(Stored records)

>>>>

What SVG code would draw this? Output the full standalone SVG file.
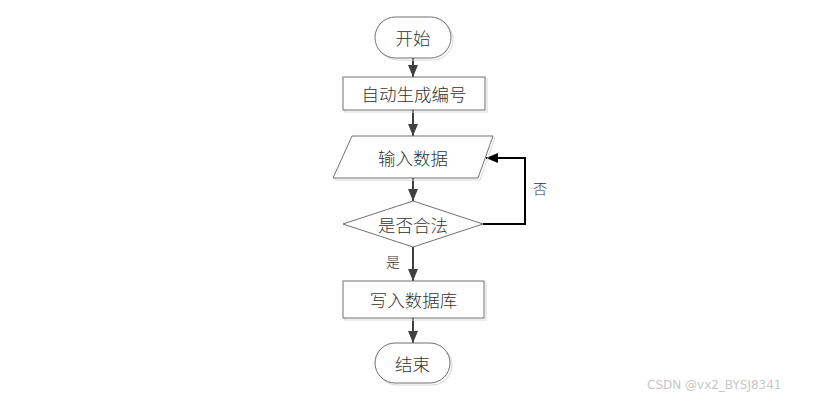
<svg xmlns="http://www.w3.org/2000/svg" width="818" height="400" viewBox="0 0 818 400">
<style>
.shape{fill:#fff;stroke:#707070;stroke-width:1}
.shadow{fill:none;stroke:#d8d8d8;stroke-width:1}
.t{font-family:"Noto Sans CJK SC","Liberation Sans",sans-serif;font-size:17.5px;font-weight:300;fill:#333;text-anchor:middle;dominant-baseline:central}
.lbl{font-family:"Noto Sans CJK SC","Liberation Sans",sans-serif;font-size:14px;font-weight:300;fill:#333;text-anchor:middle;dominant-baseline:central}
.c{stroke:#404040;stroke-width:2;fill:none}
.wm{font-family:"DejaVu Sans","Liberation Sans",sans-serif;font-size:12px;fill:#c8c8c8}
</style>
<defs>
<marker id="ah" viewBox="0 0 12 10" refX="12" refY="5" markerWidth="6" markerHeight="5" orient="auto" markerUnits="strokeWidth">
<path d="M0,0 L12,5 L0,10 z" fill="#404040"/>
</marker>
<marker id="ahb" viewBox="0 0 12 10" refX="12" refY="5" markerWidth="6" markerHeight="5" orient="auto" markerUnits="strokeWidth">
<path d="M0,0 L12,5 L0,10 z" fill="#000"/>
</marker>
</defs>
<rect width="818" height="400" fill="#fff"/>
<g id="connectors">
<line class="c" x1="413" y1="58" x2="413" y2="77" marker-end="url(#ah)"/>
<line class="c" x1="413" y1="110" x2="413" y2="136" marker-end="url(#ah)"/>
<line class="c" x1="413" y1="178" x2="413" y2="201" marker-end="url(#ah)"/>
<line class="c" x1="413" y1="247" x2="413" y2="281" marker-end="url(#ah)"/>
<line class="c" x1="413" y1="318" x2="413" y2="343" marker-end="url(#ah)"/>
<polyline stroke="#000" stroke-width="2" fill="none" points="483,224 525,224 525,158 486,158" marker-end="url(#ahb)"/>
<text class="lbl" x="540" y="188">否</text>
<text class="lbl" x="393" y="261">是</text>
</g>
<g id="start">
<rect class="shadow" x="377" y="19" width="76" height="41" rx="20.5"/>
<rect class="shape" x="375" y="17" width="76" height="41" rx="20.5"/>
<text class="t" x="413" y="37.5">开始</text>
</g>
<g id="gen">
<rect class="shadow" x="345" y="79" width="142" height="33"/>
<rect class="shape" x="343" y="77" width="142" height="33"/>
<text class="t" x="414" y="93.5">自动生成编号</text>
</g>
<g id="input">
<polygon class="shadow" points="354,138 495,138 480,180 335,180"/>
<polygon class="shape" points="352,136 493,136 478,178 333,178"/>
<text class="t" x="413" y="157">输入数据</text>
</g>
<g id="check">
<polygon class="shape" points="413,201 483,224 413,247 343,224"/>
<text class="t" x="413" y="224">是否合法</text>
</g>
<g id="write">
<rect class="shadow" x="345" y="283" width="141" height="37"/>
<rect class="shape" x="343" y="281" width="141" height="37"/>
<text class="t" x="413.5" y="299.5">写入数据库</text>
</g>
<g id="end">
<rect class="shadow" x="377" y="345" width="75" height="40" rx="20"/>
<rect class="shape" x="375" y="343" width="75" height="40" rx="20"/>
<text class="t" x="412.5" y="363">结束</text>
</g>
<text class="wm" x="647" y="389">CSDN @vx2_BYSJ8341</text>
</svg>
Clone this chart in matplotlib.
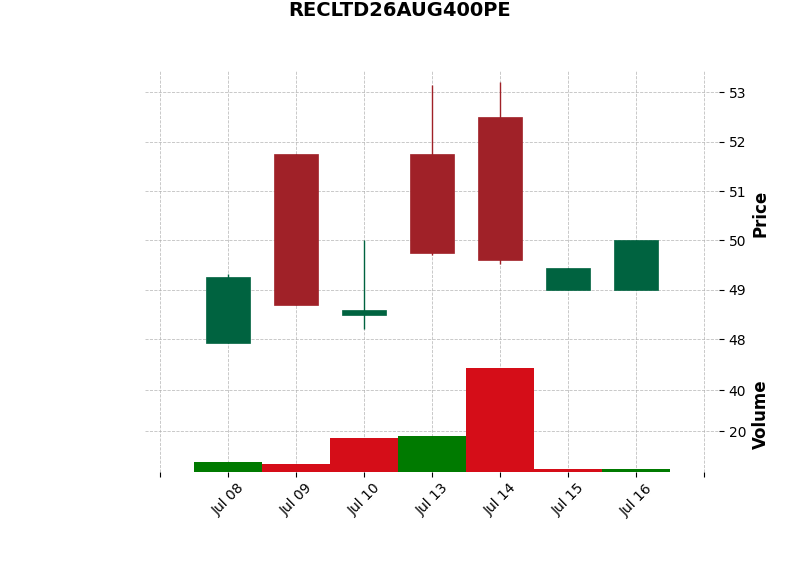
import matplotlib
matplotlib.use('Agg')

import matplotlib.pyplot as plt
import numpy as np

# data
dates = ["Jul 08", "Jul 09", "Jul 10", "Jul 13", "Jul 14", "Jul 15", "Jul 16"]
opens = [47.92, 51.75, 48.50, 51.75, 52.50, 49.00, 49.00]
highs = [49.32, 51.75, 50.00, 53.15, 53.20, 49.45, 50.00]
lows = [47.92, 48.70, 48.20, 49.70, 49.52, 49.00, 49.00]
closes = [49.25, 48.70, 48.60, 49.75, 49.60, 49.45, 50.00]
volumes = [5, 4, 17, 18, 51, 2, 2]

title = "RECLTD26AUG400PE"

up_color = "#006340"
down_color = "#A02128"
vol_up = "#007a00"
vol_down = "#d50d18"

x = np.arange(len(dates))
o = np.array(opens)
c = np.array(closes)

fig = plt.figure(figsize=(8, 5.75), dpi=100)
W, H = 800, 575
left, right = 145, 719
ax1 = fig.add_axes([left / W, (H - 357) / H, (right - left) / W, (357 - 70) / H])
ax2 = fig.add_axes([left / W, (H - 471.5) / H, (right - left) / W, (471.5 - 357) / H], sharex=ax1)

# candles
cols = [up_color if cl >= op else down_color for op, cl in zip(o, c)]
ax1.vlines(x, lows, highs, colors=cols, linewidth=1, zorder=2)
ax1.bar(x, np.abs(c - o), bottom=np.minimum(o, c), width=0.66, color=cols,
        edgecolor=cols, linewidth=0.5, zorder=3)

# volume coloured by close vs previous close
prev = np.concatenate([[c[0] - 1], c[:-1]])
vcols = [vol_up if cl >= p else vol_down for cl, p in zip(c, prev)]
ax2.bar(x, volumes, width=1.0, color=vcols, linewidth=0, zorder=3)

for ax in (ax1, ax2):
    for s in ax.spines.values():
        s.set_visible(False)
    ax.grid(True, linestyle="--", color="#b0b0b0", linewidth=0.6, alpha=0.8)
    ax.set_axisbelow(True)
    ax.yaxis.tick_right()
    ax.yaxis.set_label_position("right")
    ax.tick_params(labelsize=10)

ax1.set_xlim(-1.22, 7.22)
ax1.set_ylim(47.64, 53.45)
ax1.set_yticks([48, 49, 50, 51, 52, 53])
ax1.set_ylabel("Price", fontsize=12, fontweight="bold")
ax1.tick_params(axis="x", bottom=False, labelbottom=False)

ax2.set_ylim(0.3 * min(volumes), 1.1 * max(volumes))
ax2.set_yticks([20, 40])
ax2.set_ylabel("Volume", fontsize=12, fontweight="bold")
ax2.set_xticks(np.arange(-1, len(dates) + 1))
ax2.set_xticklabels([""] + dates + [""], rotation=45, ha="center")

fig.text(0.5, 1 - 11 / H, title, ha="center", va="center", fontsize=14, fontweight="bold")

plt.savefig("out.png")
plt.close()
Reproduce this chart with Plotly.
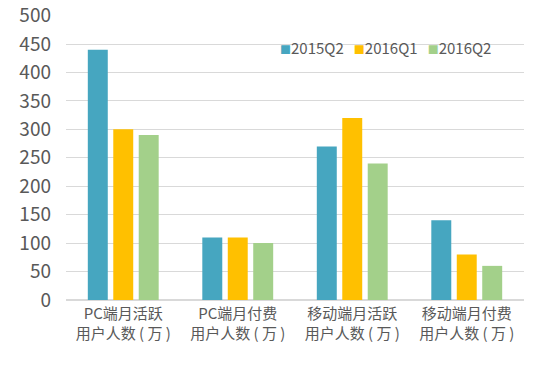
import plotly.graph_objects as go

categories = ["PC端月活跃<br>用户人数 ( 万 )", "PC端月付费<br>用户人数 ( 万 )",
              "移动端月活跃<br>用户人数 ( 万 )", "移动端月付费<br>用户人数 ( 万 )"]
series_names = ["2015Q2", "2016Q1", "2016Q2"]
v_2015q2 = [440, 110, 270, 140]
v_2016q1 = [300, 110, 320, 80]
v_2016q2 = [290, 100, 240, 60]
colors = ["#46A6C0", "#FFC000", "#A3D08A"]
y_ticks = [0, 50, 100, 150, 200, 250, 300, 350, 400, 450, 500]

font = "Noto Sans CJK SC, Noto Sans, sans-serif"
fig = go.Figure()
for name, vals, c in zip(series_names, [v_2015q2, v_2016q1, v_2016q2], colors):
    fig.add_trace(go.Bar(x=categories, y=vals, name=name, showlegend=False,
                         marker=dict(color=c, line=dict(width=0))))

# legend drawn as a text line built from the series names and colours
legend_text = "   ".join(
    f"<span style='color:{c};font-size:11px'>■</span>{n}" for n, c in zip(series_names, colors)
)
fig.add_annotation(text=legend_text, xref="paper", yref="paper", x=0.463, y=0.885,
                   xanchor="left", yanchor="middle", showarrow=False,
                   font=dict(size=15, color="#595959", family=font))

# page body has an 8px default margin; the figure is sized/offset to compensate
fig.update_layout(
    width=542, height=362,
    margin=dict(l=58, r=26, t=7, b=70),
    paper_bgcolor="white", plot_bgcolor="white",
    barmode="group", bargap=0.333, bargroupgap=0.216,
    font=dict(family=font, color="#595959"),
    xaxis=dict(showgrid=False, showline=False, ticks="", automargin=False,
               tickfont=dict(size=15, color="#595959"), ticklabelstandoff=3),
    yaxis=dict(range=[0, 501], tickvals=y_ticks, showgrid=True, gridcolor="#D9D9D9", gridwidth=1,
               zeroline=True, zerolinecolor="#D9D9D9", showline=False, ticks="", automargin=False,
               ticklabeloverflow="allow",
               tickfont=dict(size=19, color="#595959"), ticklabelstandoff=14),
)
fig.write_html("out.html")
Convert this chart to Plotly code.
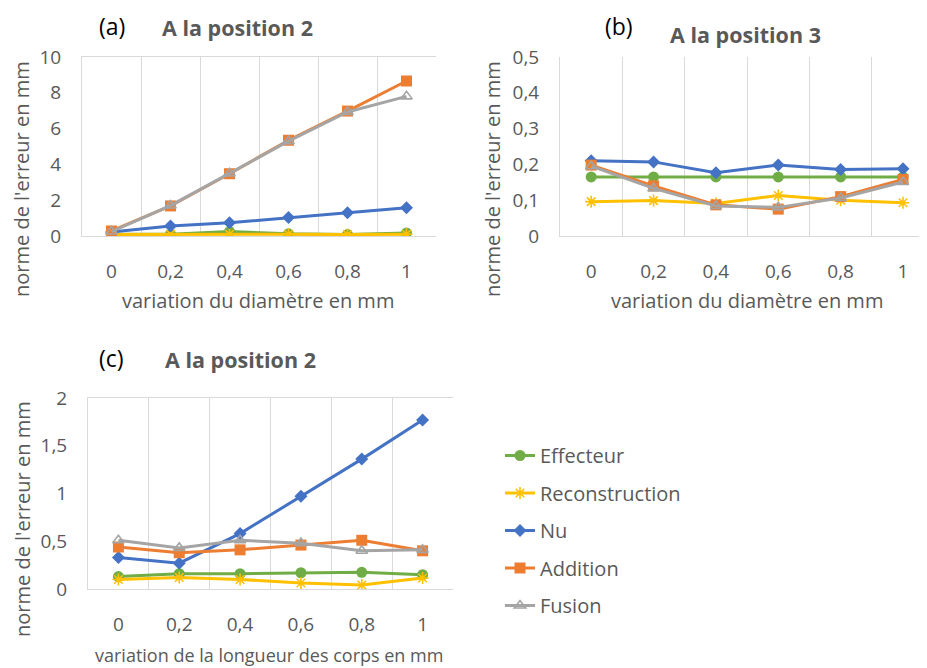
import plotly.graph_objects as go

# page window and the browser's default 8px body margin (top/left offset)
WIN_W, WIN_H = 927, 668
BODY = 8
W, H = WIN_W - BODY, WIN_H - BODY

# ---------------- data ----------------
categories = [0, 0.2, 0.4, 0.6, 0.8, 1]
tick_labels = ["0", "0,2", "0,4", "0,6", "0,8", "1"]
series_names = ["Effecteur", "Reconstruction", "Nu", "Addition", "Fusion"]

# (a) position 2, variation du diamètre
a_effecteur = [0.10, 0.10, 0.25, 0.12, 0.08, 0.17]
a_reconstruction = [0.09, 0.10, 0.10, 0.10, 0.08, 0.10]
a_nu = [0.22, 0.56, 0.74, 1.04, 1.30, 1.58]
a_addition = [0.28, 1.68, 3.48, 5.35, 6.98, 8.66]
a_fusion = [0.25, 1.70, 3.50, 5.30, 6.93, 7.80]

# (b) position 3, variation du diamètre
b_effecteur = [0.165, 0.165, 0.165, 0.165, 0.165, 0.165]
b_reconstruction = [0.096, 0.099, 0.091, 0.113, 0.100, 0.093]
b_nu = [0.210, 0.207, 0.177, 0.198, 0.186, 0.188]
b_addition = [0.198, 0.140, 0.087, 0.075, 0.110, 0.158]
b_fusion = [0.195, 0.133, 0.084, 0.080, 0.106, 0.151]

# (c) position 2, variation de la longueur des corps
c_effecteur = [0.13, 0.16, 0.16, 0.17, 0.175, 0.15]
c_reconstruction = [0.10, 0.12, 0.10, 0.063, 0.042, 0.115]
c_nu = [0.33, 0.27, 0.58, 0.97, 1.36, 1.77]
c_addition = [0.44, 0.38, 0.41, 0.46, 0.51, 0.40]
c_fusion = [0.51, 0.43, 0.51, 0.48, 0.40, 0.41]

# ---------------- styles ----------------
colors = {"Effecteur": "#70AD47", "Reconstruction": "#FFC000", "Nu": "#4472C4",
          "Addition": "#ED7D31", "Fusion": "#A5A5A5"}
symbols = {"Effecteur": "circle", "Reconstruction": "asterisk-open", "Nu": "diamond",
           "Addition": "square", "Fusion": "triangle-up-open"}
msizes = {"Effecteur": 11, "Reconstruction": 10, "Nu": 10, "Addition": 11, "Fusion": 10}

FONT = "Open Sans"
GRAY_TXT = "#595959"
GRID = "#D9D9D9"


def px(x):
    return min(max((x - BODY) / W, 0), 1)


def py(y):
    return min(max(1 - (y - BODY) / H, 0), 1)


fig = go.Figure()

panels = [
    ("x", "y", [a_effecteur, a_reconstruction, a_nu, a_addition, a_fusion], True),
    ("x2", "y2", [b_effecteur, b_reconstruction, b_nu, b_addition, b_fusion], False),
    ("x3", "y3", [c_effecteur, c_reconstruction, c_nu, c_addition, c_fusion], False),
]

for xa, ya, data, show in panels:
    for name, vals in zip(series_names, data):
        col = colors[name]
        opn = "open" in symbols[name]
        mk = dict(symbol=symbols[name], size=msizes[name], color=col,
                  line=dict(color=col, width=1.6 if opn else 0))
        fig.add_trace(go.Scatter(
            x=categories, y=vals, name=name, mode="lines+markers",
            line=dict(color=col, width=3), marker=mk,
            xaxis=xa, yaxis=ya, showlegend=show, legendgroup=name,
        ))

boundaries = [c - 0.1 for c in categories] + [categories[-1] + 0.1]

TICK_FS = 19
xcommon = dict(
    tickmode="array", tickvals=categories, ticktext=tick_labels,
    showgrid=False, zeroline=False, showline=True, linecolor=GRID, linewidth=1,
    ticks="", ticklabelstandoff=18, automargin=False,
    tickfont=dict(family=FONT, size=TICK_FS, color=GRAY_TXT),
    minor=dict(tickvals=boundaries, showgrid=True, gridcolor=GRID, gridwidth=1, ticks=""),
    fixedrange=True,
)
ycommon = dict(
    showgrid=False, zeroline=False, showline=True, linecolor=GRID, linewidth=1,
    ticks="", ticklabelstandoff=16, automargin=False,
    tickfont=dict(family=FONT, size=TICK_FS, color=GRAY_TXT),
    fixedrange=True,
)

# (b) panel runs past the right edge of the picture: axis end value at the window edge
b_left_px, b_step_px = 591, 62.4

fig.update_layout(
    width=W, height=H,
    margin=dict(l=0, r=0, t=0, b=0, autoexpand=False),
    paper_bgcolor="white", plot_bgcolor="white",
    separators=", ",
    font=dict(family=FONT, color=GRAY_TXT),
    xaxis=dict(xcommon, domain=[px(82), px(436)], range=[-0.1, 1.1], anchor="y", mirror=True),
    yaxis=dict(ycommon, domain=[py(236), py(57)], range=[0, 10], dtick=2, anchor="x"),
    xaxis2=dict(xcommon, domain=[px(560), 1.0],
                range=[-0.1, 0.2 * (BODY + W - b_left_px) / b_step_px], anchor="y2"),
    yaxis2=dict(ycommon, domain=[py(236), py(57)], range=[0, 0.5], dtick=0.1, anchor="x2"),
    xaxis3=dict(xcommon, domain=[px(88), px(453)], range=[-0.1, 1.1], anchor="y3", mirror=True),
    yaxis3=dict(ycommon, domain=[py(589), py(398)], range=[0, 2], dtick=0.5, anchor="x3"),
    legend=dict(
        x=px(500), y=py(436), xanchor="left", yanchor="top",
        font=dict(family=FONT, size=20, color=GRAY_TXT),
        tracegroupgap=8.5, itemwidth=30, bgcolor="rgba(0,0,0,0)",
    ),
    showlegend=True,
)


def ann(text, x, y, size=20, color=GRAY_TXT, bold=False, angle=0):
    fig.add_annotation(
        text=f"<b>{text}</b>" if bold else text,
        x=px(x), y=py(y), xref="paper", yref="paper",
        xanchor="center", yanchor="middle", showarrow=False,
        textangle=angle, font=dict(family=FONT, size=size, color=color),
    )


ann("(a)", 112, 26, size=23, color="#000000")
ann("(b)", 619, 26, size=23, color="#000000")
ann("(c)", 111, 358, size=23, color="#000000")

ann("A la position 2", 237, 28, size=21.5, bold=True)
ann("A la position 3", 745, 35, size=21.5, bold=True)
ann("A la position 2", 241, 359, size=21.5, bold=True)

ann("norme de l'erreur en mm", 22, 179, angle=-90)
ann("norme de l'erreur en mm", 493, 179, angle=-90)
ann("norme de l'erreur en mm", 22, 519, angle=-90)

ann("variation du diamètre en mm", 258, 300)
ann("variation du diamètre en mm", 747, 300)
ann("variation de la longueur des corps en mm", 269, 655, size=18)

fig.write_html("out.html")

<<<<

### DIRECTIONS
Write out, exactly and with nothing added, everything from the line with "Clone this chart in matplotlib." down to the line with "color=vcols, linewidth=0, zorder=3)", both included. Drop any pictures.

### SOLUTION TO THE EXERCISE
Clone this chart in matplotlib.
import matplotlib
matplotlib.use('Agg')

import matplotlib.pyplot as plt
import numpy as np

# data
dates = ["Jul 08", "Jul 09", "Jul 10", "Jul 13", "Jul 14", "Jul 15", "Jul 16"]
opens = [47.92, 51.75, 48.50, 51.75, 52.50, 49.00, 49.00]
highs = [49.32, 51.75, 50.00, 53.15, 53.20, 49.45, 50.00]
lows = [47.92, 48.70, 48.20, 49.70, 49.52, 49.00, 49.00]
closes = [49.25, 48.70, 48.60, 49.75, 49.60, 49.45, 50.00]
volumes = [5, 4, 17, 18, 51, 2, 2]

title = "RECLTD26AUG400PE"

up_color = "#006340"
down_color = "#A02128"
vol_up = "#007a00"
vol_down = "#d50d18"

x = np.arange(len(dates))
o = np.array(opens)
c = np.array(closes)

fig = plt.figure(figsize=(8, 5.75), dpi=100)
W, H = 800, 575
left, right = 145, 719
ax1 = fig.add_axes([left / W, (H - 357) / H, (right - left) / W, (357 - 70) / H])
ax2 = fig.add_axes([left / W, (H - 471.5) / H, (right - left) / W, (471.5 - 357) / H], sharex=ax1)

# candles
cols = [up_color if cl >= op else down_color for op, cl in zip(o, c)]
ax1.vlines(x, lows, highs, colors=cols, linewidth=1, zorder=2)
ax1.bar(x, np.abs(c - o), bottom=np.minimum(o, c), width=0.66, color=cols,
        edgecolor=cols, linewidth=0.5, zorder=3)

# volume coloured by close vs previous close
prev = np.concatenate([[c[0] - 1], c[:-1]])
vcols = [vol_up if cl >= p else vol_down for cl, p in zip(c, prev)]
ax2.bar(x, volumes, width=1.0, color=vcols, linewidth=0, zorder=3)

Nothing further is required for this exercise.